In order to enable people to cite textual resources which have CTS URNs assigned, but which are not currently digitized in the Perseus Digital Library, we redirect URIs referencing these resources to the Perseus Catalog. The response code for these redirects is HTTP 303 (See Other). If we have a catalog record for the requested resource, the target of the redirect is that catalog record, which may contain links to other locations at which you can find the actual text (such as the Internet Archive or Google Books, etc.). Although not yet implemented, in the future, if a resource not found in the Catalog is requested, we plan to redirect to an interface through which data for the resource can be submitted for inclusion in the catalog.
Resource Contents
As mentioned previously, currently the resources served at the Perseus URIs do not advertise any linked/linkable data contained within them via RDF. This is essential for full compliance to linked data best practices and is on our roadmap for future releases of the Perseus interfaces to the data.
Data Sharing Initiatives
In our efforts to connect with other groups in the scholarly and library communities, the Perseus Digital Library has made our authority record data for classical authors available to the Virtual International Authority File.
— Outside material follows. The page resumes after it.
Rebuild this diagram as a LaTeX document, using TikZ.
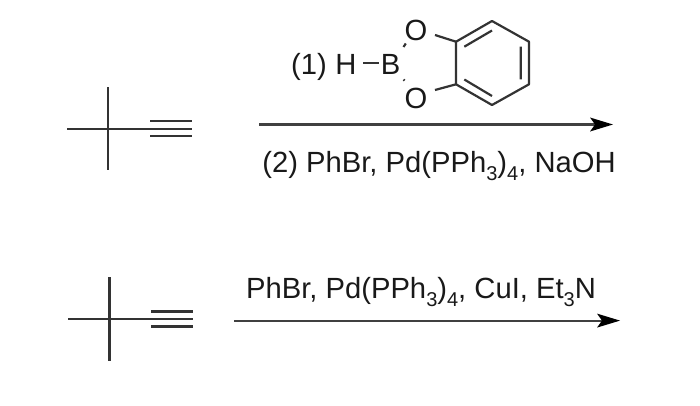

The contribution of names from our author records will expand the VIAF name clusters, adding different forms of a given author’s name, and assist in VIAF’s goal of building truly international authorities that are useful to libraries and scholars. This relationship will also help the catalog to provide links to the VIAF clusters so as to make as much information about an author available and forward the further development of the Semantic Web.
Works Cited
Blackwell, Christopher and Neel Smith (2012). An overview of the CTS URN notation. The Homer Multitext. Available at http://www.homermultitext.org/hmt-doc/cite/cts-urn-overview.html.
Heath, Tom and Christian Bizer (2011). Linked Data: Evolving the Web into a Global Data Space (1st edition). Synthesis Lectures on the Semantic Web: Theory and Technology, 1:1, 1-136. San Rafael: Morgan & Claypool.